As an example of how cells combine to form frames, take the following monster attack animation, 002.ATT from Darkside of Xeen:

First Cell Second Cell Result
DARK.CC-022.ATT-MM4.PAL.Cel0
Cell 0
+ DARK.CC-022.ATT-MM4.PAL.Cel1
Cell 1
= DARK.CC-002.ATT-MM4.PAL.Frame0
Frame 0
DARK.CC-022.ATT-MM4.PAL.Cel0
Cell 0
+ DARK.CC-022.ATT-MM4.PAL.Cel2
Cell 2
= DARK.CC-002.ATT-MM4.PAL.Frame1
Frame 1

As the above images show, by "sharing" common pixels between frames, it reduces the amount of redundant information that must be stored in the file.
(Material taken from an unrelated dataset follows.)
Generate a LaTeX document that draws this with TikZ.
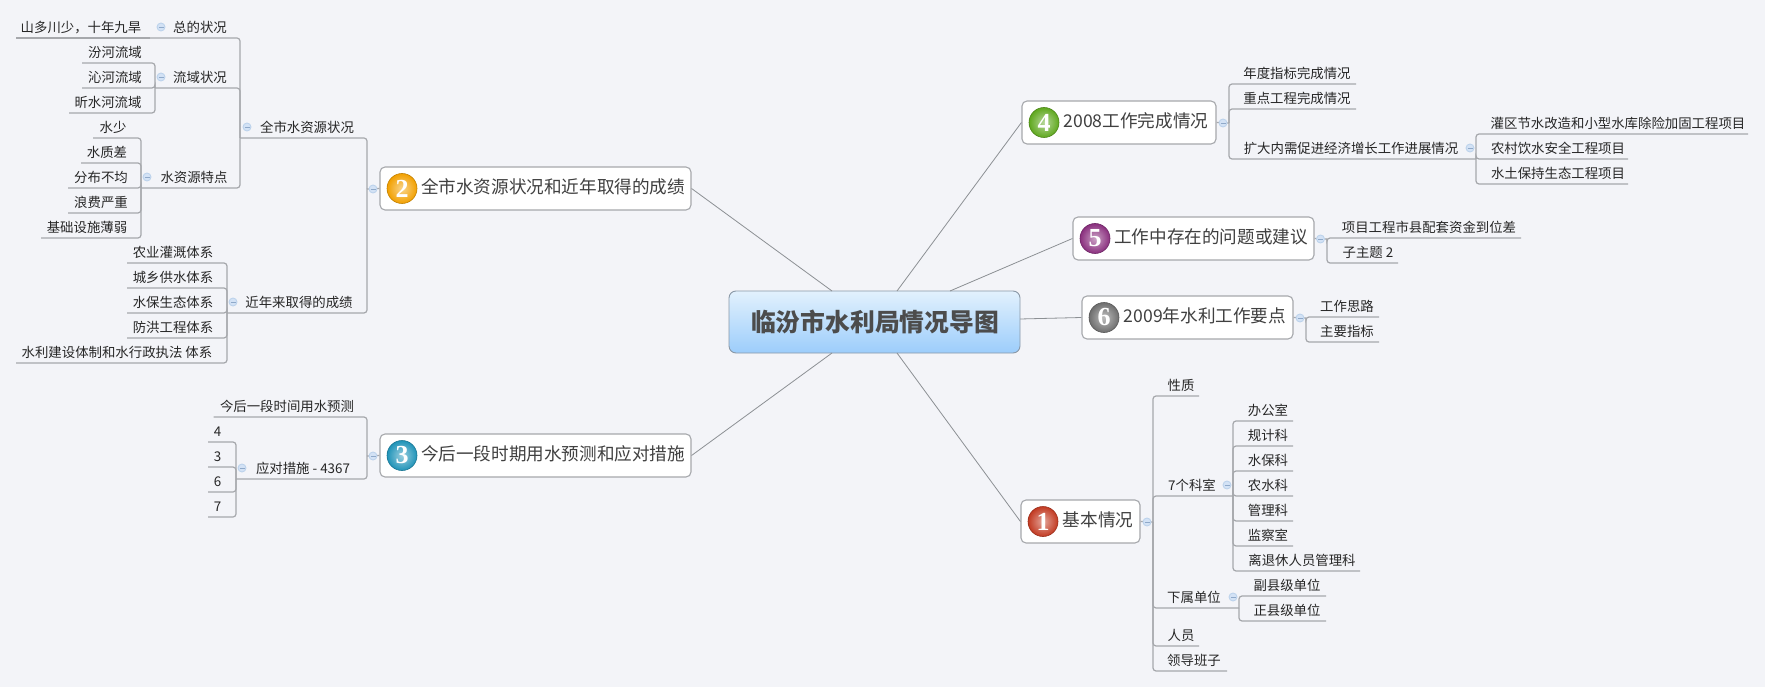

The common pixels are stored in the first cell, and then the different pixels are displayed when the second cell is drawn over the top

Please note that the cells are not combined in an arbitrary manner: Frame 0 does NOT always consist of cells 0 and 1, Frame 1 does not always consist of cells 0 and 2.

If the two cells of a frame have different height the height of the frame is the height of the taller cell. In that case the two cells must align at the top.